Description of the task
Count how many lines have the word "this" in them. Reply with that number by itself.

Data entries
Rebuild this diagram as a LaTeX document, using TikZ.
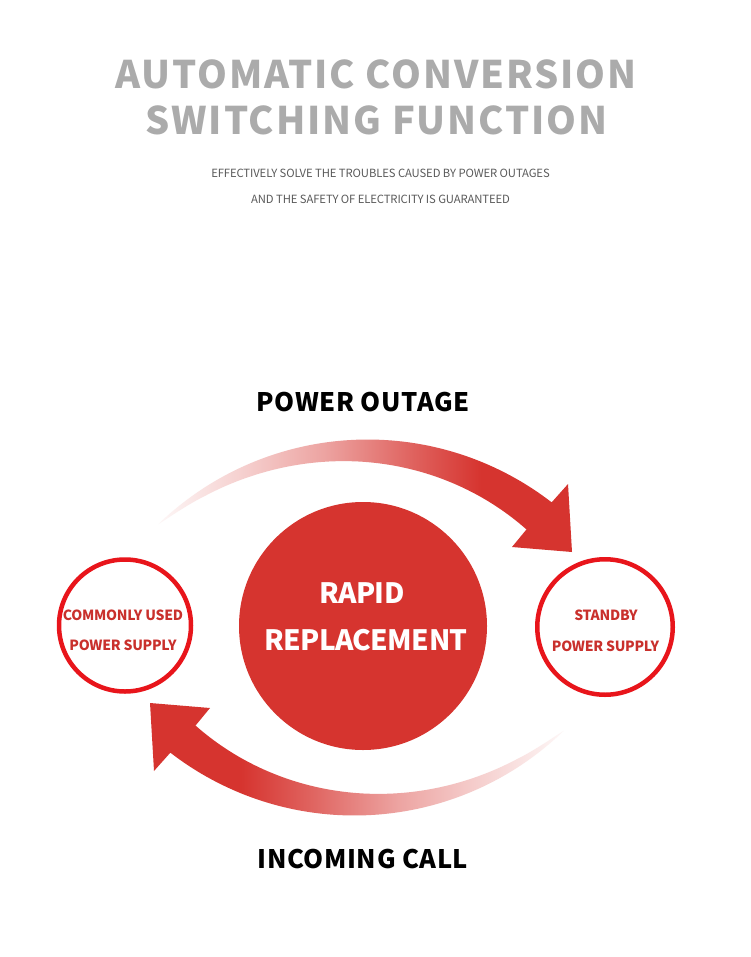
\documentclass[tikz,border=0pt]{standalone}
\usepackage{fontspec}
\setmainfont{Noto Sans CJK SC}
\newfontfamily\titlefont{Noto Sans CJK SC}[LetterSpace=5]
\newfontfamily\subfont{Noto Sans CJK SC}[LetterSpace=-1]
\newfontfamily\headfont{Noto Sans CJK SC}[LetterSpace=2.3]
\newfontfamily\corefont{Noto Sans CJK SC}[LetterSpace=-2]
\newfontfamily\ringfont{Noto Sans CJK SC}[LetterSpace=-2]
\definecolor{titlegray}{HTML}{ABABAB}
\definecolor{subgray}{HTML}{5A5A5A}
\definecolor{corered}{HTML}{D6342F}
\definecolor{ringred}{HTML}{E8151B}
\definecolor{labelred}{HTML}{C9302C}
\pgfdeclarehorizontalshading{fadearrow}{100bp}{color(0bp)=(corered!4); color(25bp)=(corered!4); color(36bp)=(corered!25); color(45bp)=(corered!45); color(56bp)=(corered!78); color(64bp)=(corered); color(100bp)=(corered)}
\begin{document}
\begin{tikzpicture}[x=1pt,y=-1pt,
  titletext/.style={anchor=base, inner sep=0pt, text=titlegray, font=\titlefont\bfseries\fontsize{38}{40}\selectfont},
  subtext/.style={anchor=base, inner sep=0pt, text=subgray, font=\subfont\fontsize{11.3}{13}\selectfont},
  headtext/.style={anchor=base, inner sep=0pt, text=black, font=\headfont\bfseries\fontsize{25.5}{28}\selectfont},
  coretext/.style={anchor=base, inner sep=0pt, text=white, font=\corefont\bfseries\fontsize{28}{30}\selectfont},
  ringtext/.style={anchor=base, inner sep=0pt, text=labelred, font=\ringfont\bfseries\fontsize{14}{16}\selectfont},
  ring/.style={circle, draw=ringred, line width=4.5pt, fill=white, inner sep=0pt},
  bigarrow/.style={shading=fadearrow}
]
\useasboundingbox (0,0) rectangle (750,957);
\fill[white] (0,0) rectangle (750,957);
% titles
\node[titletext] (t1) at (376,88.3) {AUTOMATIC CONVERSION};
\node[titletext] (t2) at (376.5,135) {SWITCHING FUNCTION};
\node[subtext] (s1) at (380.5,177.3) {EFFECTIVELY SOLVE THE TROUBLES CAUSED BY POWER OUTAGES};
\node[subtext] (s2) at (380.5,203.5) {AND THE SAFETY OF ELECTRICITY IS GUARANTEED};
% arrows
\def\arrowpath{plot[domain=134:52.3,samples=80] ({367.6+301*cos(\x)},{740.5-301*sin(\x)}) -- (568,484) -- (572,552) -- (512,547) -- (526,530) -- plot[domain=52.9:134,samples=80] ({367.6+(301-37*pow((134.05-\x)/81.5,0.8))*cos(\x)},{740.5-(301-37*pow((134.05-\x)/81.5,0.8))*sin(\x)}) -- cycle}
\shade[bigarrow] \arrowpath;
\shade[bigarrow, shading angle=180, rotate around={180:(361,627.5)}] \arrowpath;
% circles
\node[circle, fill=corered, minimum size=248pt, inner sep=0pt] (core) at (363,626) {};
\node[ring, minimum size=132pt] (main) at (125,625.5) {};
\node[ring, minimum size=135.5pt] (standby) at (605,627) {};
% labels
\node[headtext] (outage) at (363,411) {POWER OUTAGE};
\node[headtext] (incoming) at (363,868) {INCOMING CALL};
\node[coretext] (rapid) at (362,603) {RAPID};
\node[coretext] (replace) at (366,650) {REPLACEMENT};
\node[ringtext] (m1) at (123,620.7) {COMMONLY USED};
\node[ringtext] (m2) at (123,650.7) {POWER SUPPLY};
\node[ringtext] (b1) at (606,620.3) {STANDBY};
\node[ringtext] (b2) at (605.5,651) {POWER SUPPLY};
\end{tikzpicture}
\end{document}
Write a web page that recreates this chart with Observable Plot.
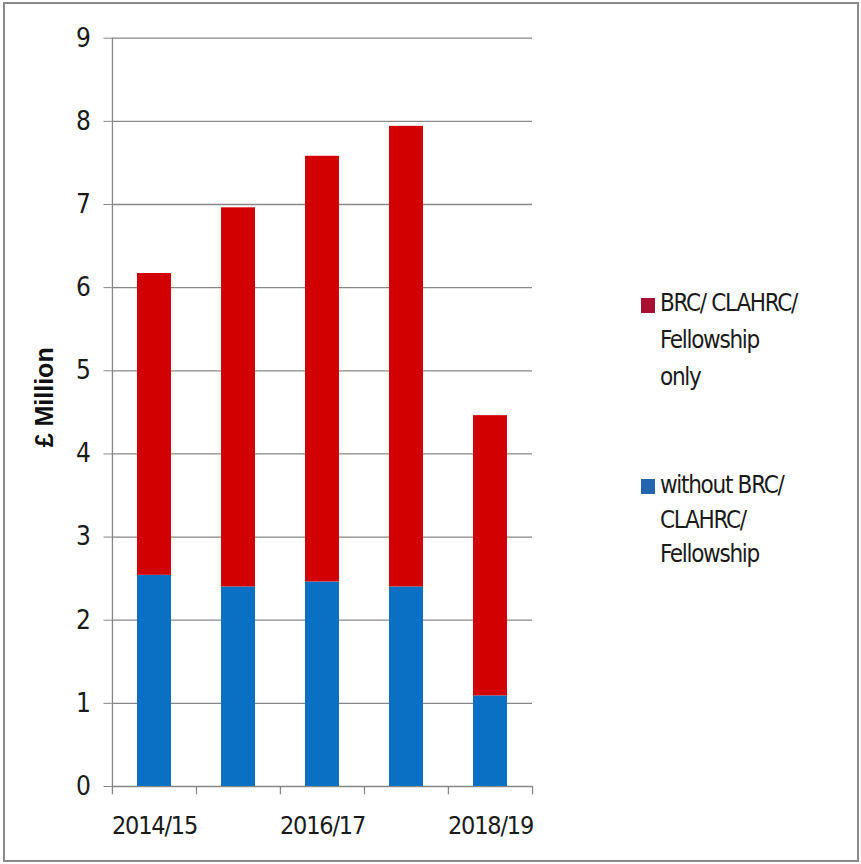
<!DOCTYPE html>
<html>
<head>
<meta charset="utf-8">
<script src="https://cdn.jsdelivr.net/npm/d3@7"></script>
<script src="https://cdn.jsdelivr.net/npm/@observablehq/plot@0.6"></script>
<style>
  html, body { margin: 0; padding: 0; background: #fff; }
  #wrap { position: relative; width: 861px; height: 864px; overflow: hidden; background: #fff; }
  #border { position: absolute; left: 3px; top: 2px; width: 852px; height: 856px; border: 2px solid #8a8a8a; pointer-events: none; }
  #chart { position: absolute; left: 0; top: 0; }
  .leg { position: absolute; left: 641px; font-family: "DejaVu Sans Condensed", sans-serif; font-size: 24px; letter-spacing: -1.3px; color: #1a1a1a; }
  .leg .sw { position: absolute; left: 0; width: 14px; height: 15px; }
  .leg .tx { position: absolute; left: 19px; width: 170px; white-space: nowrap; }
</style>
</head>
<body>
<div id="wrap">
  <div id="chart"></div>
  <div id="legend"></div>
  <div id="border"></div>
</div>
<script>
// ---- data ----
const categories = ["2014/15", "2015/16", "2016/17", "2017/18", "2018/19"];
const xTickLabels = ["2014/15", "2016/17", "2018/19"];
const seriesNames = ["without BRC/ CLAHRC/ Fellowship", "BRC/ CLAHRC/ Fellowship only"];
const withoutBRC = [2.54, 2.40, 2.46, 2.40, 1.09];
const brcOnly = [3.63, 4.56, 5.12, 5.54, 3.37];
const yTicks = [0, 1, 2, 3, 4, 5, 6, 7, 8, 9];
const yLabel = "£ Million";
const legendLines = [
  ["BRC/ CLAHRC/", "Fellowship", "only"],
  ["without BRC/", "CLAHRC/", "Fellowship"]
];

// ---- styles ----
const barColors = ["#0a70c4", "#d20000"];
const swatchColors = ["#a80f30", "#2464ac"];
const gridColor = "#878787";
const font = '"DejaVu Sans Condensed", sans-serif';

const W = 861, H = 864;
const mL = 111.5, mR = 329, mT = 37.7, mB = 78;
const step = (W - mL - mR) / categories.length;

const data = [];
categories.forEach((c, i) => {
  data.push({year: c, series: seriesNames[0], value: withoutBRC[i]});
  data.push({year: c, series: seriesNames[1], value: brcOnly[i]});
});

const chart = Plot.plot({
  width: W, height: H,
  marginLeft: mL, marginRight: mR, marginTop: mT, marginBottom: mB,
  style: {fontFamily: font, fontSize: "26px", color: "#1a1a1a", background: "transparent"},
  x: {type: "band", domain: categories, paddingInner: 0.6, paddingOuter: 0.3, axis: null},
  y: {domain: [0, 9], axis: null},
  color: {domain: seriesNames, range: barColors},
  marks: [
    Plot.ruleY(yTicks, {y: d => d, stroke: gridColor, strokeWidth: 1.3}),
    Plot.barY(data, {x: "year", y: "value", fill: "series", order: seriesNames}),
    // y axis line
    Plot.ruleX([categories[0]], {x: d => d, dx: -step / 2, y1: 0, y2: 9, stroke: gridColor, strokeWidth: 1.3}),
    // category boundary ticks below the baseline
    Plot.ruleX(categories, {x: d => d, dx: -step / 2, y1: 0, y2: -0.1, stroke: gridColor, strokeWidth: 1.3}),
    Plot.ruleX([categories[categories.length - 1]], {x: d => d, dx: step / 2, y1: 0, y2: -0.1, stroke: gridColor, strokeWidth: 1.3}),
    Plot.axisY({ticks: yTicks, tickSize: 8, tickPadding: 13, fontSize: 26, stroke: gridColor, label: null}),
    Plot.axisX({ticks: xTickLabels, tickSize: 0, tickPadding: 30, fontSize: 25, label: null}),
    Plot.text([yLabel], {frameAnchor: "left", textAnchor: "middle", rotate: -90, dx: -67, dy: -15, fontWeight: "bold", fontSize: 25, fill: "#111", fontFamily: "Liberation Sans, Arial, sans-serif"})
  ]
});
chart.querySelectorAll("g[aria-label='x-axis tick label'] text").forEach(t => t.setAttribute("letter-spacing", "-1.2"));
document.getElementById("chart").appendChild(chart);

// ---- legend ----
const legend = document.getElementById("legend");
const legTops = [285, 468];
const legLineH = [37, 34.5];
legendLines.forEach((lines, k) => {
  const item = document.createElement("div");
  item.className = "leg";
  item.style.top = legTops[k] + "px";
  const sw = document.createElement("div");
  sw.className = "sw";
  sw.style.background = swatchColors[k];
  sw.style.top = (legLineH[k] / 2 - 6) + "px";
  const tx = document.createElement("div");
  tx.className = "tx";
  tx.style.lineHeight = legLineH[k] + "px";
  tx.innerHTML = lines.join("<br>");
  item.appendChild(sw);
  item.appendChild(tx);
  legend.appendChild(item);
});
</script>
</body>
</html>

Solution
2